Friday, December 31, 2010

A dark night of the soul

There are these days of hollowness, you know? 

A day here, where everything falls down and down inside me and nothing reaches the bottom and I never fill up.

A day there, that seems magnified and concentrated, every minute an infinite vacuum, every word an assault, as if every grain of sand in the desert is rubbing off my top layer of skin and exposing the soul underneath. The skin a little peeled back.

You can tell when I have these days. Even if I didn't declare them, like I am now, you just have to look at my language, which becomes increasingly more florid as I search for ways to bring this feeling to life before you, so that you can glimpse, even briefly, the sheer futility I feel even trying to do so.

It's at times like this that I step outside myself and think: what am I doing?
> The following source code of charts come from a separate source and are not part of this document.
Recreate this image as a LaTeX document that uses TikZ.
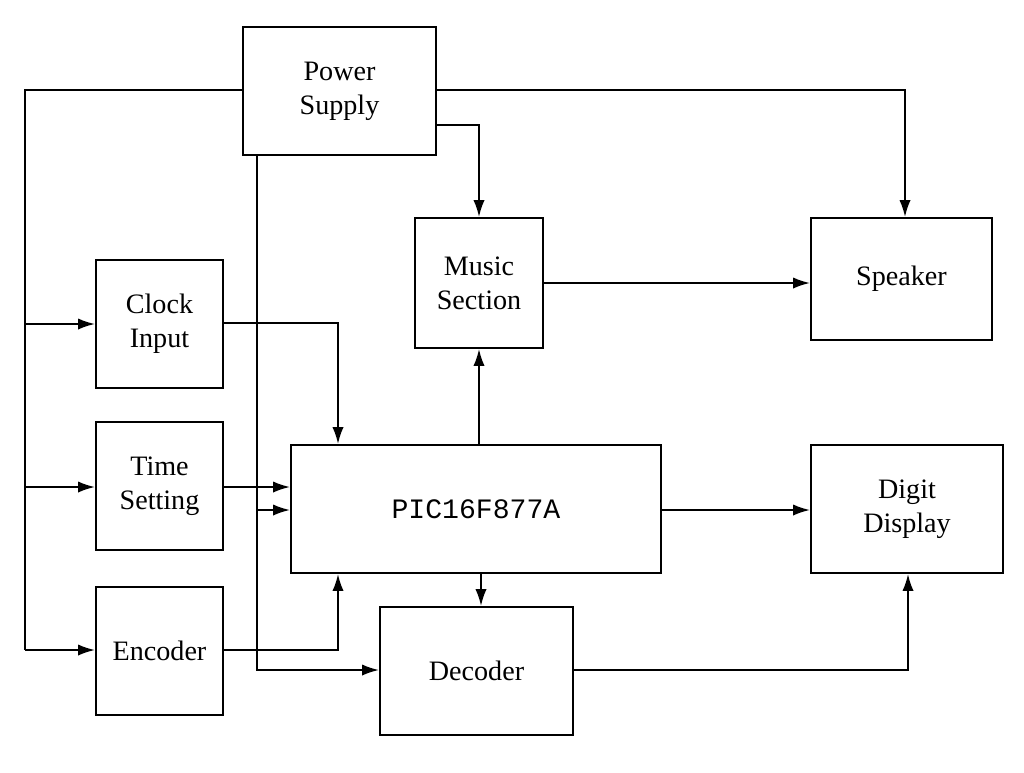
\documentclass[tikz,border=0pt]{standalone}
\usepackage{fontspec}
\setmainfont{Liberation Serif}
\newfontfamily\monof{Liberation Mono}
\usetikzlibrary{arrows.meta}
\begin{document}
\begin{tikzpicture}[x=0.025cm,y=-0.025cm,
  box/.style={draw,line width=1.4pt,inner sep=0,align=center,font=\fontsize{20}{24}\selectfont},
  ln/.style={line width=1.4pt},
  ar/.style={line width=1.4pt,-{Latex[length=12pt,width=8pt]}}]
\useasboundingbox (0,0) rectangle (1024,772);
\node[box,minimum width=193*0.025cm,minimum height=128*0.025cm] (ps) at (339.5,91) {Power\\Supply};
\node[box,minimum width=128*0.025cm,minimum height=130*0.025cm] (ms) at (479,283) {Music\\Section};
\node[box,minimum width=181*0.025cm,minimum height=122*0.025cm] (sp) at (901.5,279) {Speaker};
\node[box,minimum width=127*0.025cm,minimum height=128*0.025cm] (ci) at (159.5,324) {Clock\\Input};
\node[box,minimum width=127*0.025cm,minimum height=128*0.025cm] (ts) at (159.5,486) {Time\\Setting};
\node[box,minimum width=370*0.025cm,minimum height=128*0.025cm,font=\monof\fontsize{20}{24}\selectfont] (pic) at (476,509) {PIC16F877A};
\node[box,minimum width=192*0.025cm,minimum height=128*0.025cm] (dd) at (907,509) {Digit\\Display};
\node[box,minimum width=127*0.025cm,minimum height=128*0.025cm] (en) at (159.5,651) {Encoder};
\node[box,minimum width=193*0.025cm,minimum height=128*0.025cm] (de) at (476.5,671) {Decoder};
\coordinate (L) at (25,650);
\draw[ln] (ps.west |- 0,90) -| (L);
\draw[ar] (25,324) -- (ci.west |- 0,324);
\draw[ar] (25,487) -- (ts.west |- 0,487);
\draw[ar] (L) -- (en.west |- L);
\draw[ar] (ps.east |- 0,90) -| (sp.north -| 905,0);
\draw[ar] (ps.east |- 0,125) -| (ms.north);
\draw[ar] (ps.south -| 257,0) |- (de.west |- 0,670);
\draw[ar] (257,510) -- (pic.west |- 0,510);
\draw[ar] (ci.east |- 0,323) -| (pic.north -| 338,0);
\draw[ar] (ts.east |- 0,487) -- (pic.west |- 0,487);
\draw[ar] (en.east |- 0,650) -| (pic.south -| 338,0);
\draw[ar] (pic.north -| ms.south) -- (ms.south);
\draw[ar] (ms.east |- 0,283) -- (sp.west |- 0,283);
\draw[ar] (pic.east |- 0,510) -- (dd.west |- 0,510);
\draw[ar] (pic.south -| 481,0) -- (de.north -| 481,0);
\draw[ar] (de.east |- 0,670) -| (dd.south -| 908,0);
\end{tikzpicture}
\end{document}
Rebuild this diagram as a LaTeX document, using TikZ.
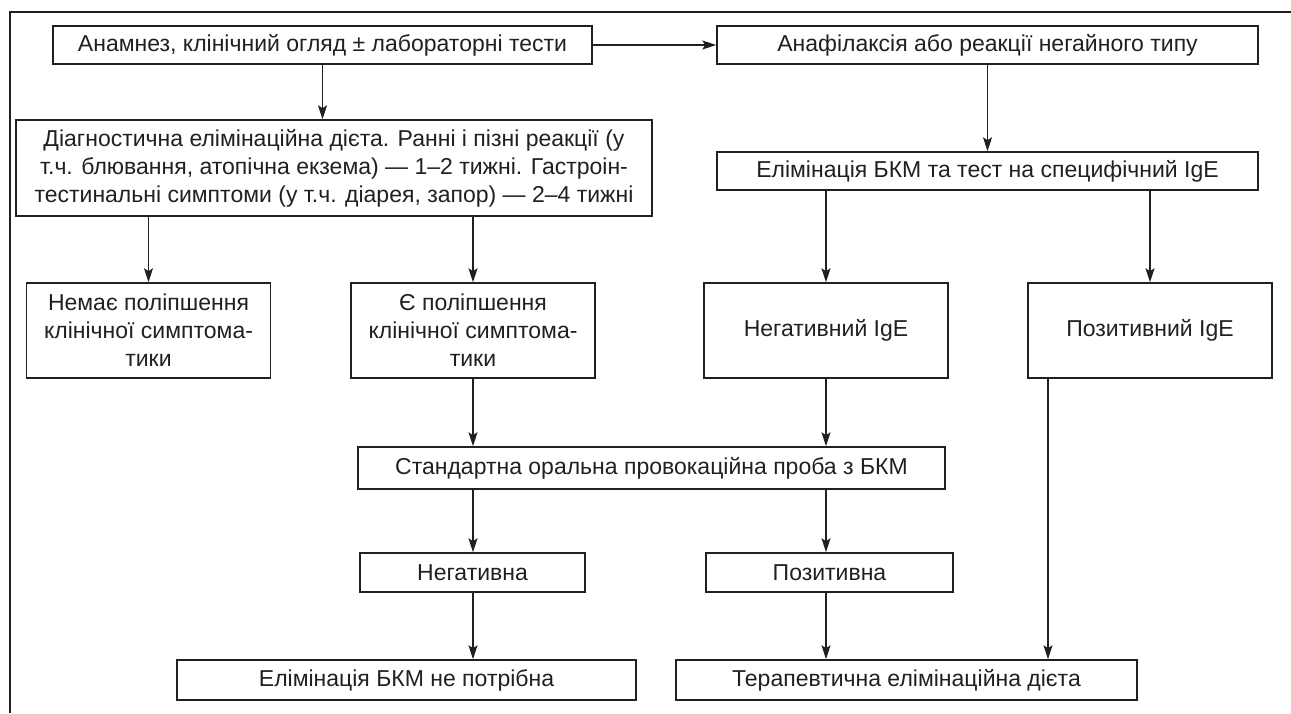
\documentclass[tikz,border=0pt]{standalone}
\usepackage{fontspec}
\setmainfont{Liberation Sans}
\usetikzlibrary{arrows.meta,calc}
\definecolor{ink}{RGB}{35,31,32}
\begin{document}
\begin{tikzpicture}[x=1pt,y=-1pt,
  box/.style={draw=ink,line width=1.5pt,inner sep=0pt,align=center,text=ink,
    font=\fontsize{23}{28}\selectfont},
  arr/.style={draw=ink,line width=1.2pt,-{Stealth[length=14pt,width=9pt,inset=3pt]}}]
\useasboundingbox (0,0) rectangle (1291,713);
\draw[ink,line width=1.5pt] (1291,12) -- (10,12) -- (10,713);
% boxes
\node[box,minimum width=539pt,minimum height=38pt] (b1) at (322.5,45) {Анамнез, клінічний огляд ± лабораторні тести};
\node[box,minimum width=541pt,minimum height=38pt] (b3) at (987.5,45) {Анафілаксія або реакції негайного типу};
\node[box,minimum width=636pt,minimum height=96pt] (b2) at (334,168) {Діагностична елімінаційна дієта. Ранні і пізні реакції (у\\т.ч. блювання, атопічна екзема) — 1–2 тижні. Гастроін-\\тестинальні симптоми (у т.ч. діарея, запор) — 2–4 тижні};
\node[box,minimum width=541pt,minimum height=38pt] (b4) at (987.5,171) {Елімінація БКМ та тест на специфічний IgE};
\node[box,minimum width=244pt,minimum height=95pt] (b5) at (148.5,330.5) {Немає поліпшення\\клінічної симптома-\\тики};
\node[box,minimum width=244pt,minimum height=95pt] (b6) at (473,330.5) {Є поліпшення\\клінічної симптома-\\тики};
\node[box,minimum width=244pt,minimum height=95pt] (b7) at (826,330.5) {Негативний IgE};
\node[box,minimum width=244pt,minimum height=95pt] (b8) at (1150,330.5) {Позитивний IgE};
\node[box,minimum width=587pt,minimum height=42pt] (b9) at (651.5,468) {Стандартна оральна провокаційна проба з БКМ};
\node[box,minimum width=225pt,minimum height=39pt] (b10) at (472.5,572.5) {Негативна};
\node[box,minimum width=247pt,minimum height=39pt] (b11) at (829.5,572.5) {Позитивна};
\node[box,minimum width=459pt,minimum height=40pt] (b12) at (406.5,680) {Елімінація БКМ не потрібна};
\node[box,minimum width=461pt,minimum height=40pt] (b13) at (906.5,680) {Терапевтична елімінаційна дієта};
\coordinate (c1048) at (1048,0);
% connectors
\draw[arr] (b1.east) -- (b3.west);
\draw[arr] (b1.south) -- (b1.south |- b2.north);
\draw[arr] (b3.south) -- (b4.north);
\draw[arr] (b5.north |- b2.south) -- (b5.north);
\draw[arr] (b6.north |- b2.south) -- (b6.north);
\draw[arr] (b7.north |- b4.south) -- (b7.north);
\draw[arr] (b8.north |- b4.south) -- (b8.north);
\draw[arr] (b6.south) -- (b6.south |- b9.north);
\draw[arr] (b7.south) -- (b7.south |- b9.north);
\draw[arr] (b9.south -| b6) -- (b10.north -| b6);
\draw[arr] (b9.south -| b7) -- (b11.north -| b7);
\draw[arr] (b10.south -| b6) -- (b12.north -| b6);
\draw[arr] (b11.south -| b7) -- (b13.north -| b7);
\draw[arr] (b8.south -| c1048) -- (b13.north -| c1048);
\end{tikzpicture}
\end{document}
What am I doing here, 12,000 miles from home, from My One True Love, from the Sister Of My Heart, from my parents, my friends, the pussins? What on earth possessed me?

I know that for me, part of being an adventurer means balancing - and accepting - these days. That having the courage (or foolishness) to step off a cliff into the unknown means being prepared to face the ground rushing up at you.

I love stepping off into the unknown. I love it - the thrill, the excitement, the surge of feeling that I'm doing something amazing. And so these days are just as much part of me as the inner desire that sends me looking for that feeling.

So I continue.

I drag myself through them, knowing that tomorrow, or the day after, it'll be as if they never happened. And that in the remembering, it make the present sweeter.


Jennie said...

Even when you write about feelings of futility it's clear what an optimist you are. Yep, it'll balance out. Some days adventures suck. You can be 99.9% certain that this time next year your surroundings will be nothing like they are now.

Hope you complete your catharsis soon and feel ready to tackle the world again.

Heather said...

I hate the homesickness that comes with travel. For me I'm not sure which is worse...knowing that I just need 30 secs at home to solve it or the horrible-ness of the feeling itself. I'm assuming you have made at least one friend over there so give them a call and catch up for coffee/drinks/dinner. I know that caffine/Alcohol/food won't make the feeling go away in the long term, but it may help in the short term. Or just take comfort in the fact that we miss you here in Oz and look forward to hearing all the stories (again) when you get back. In the meantime we love your stories and photos.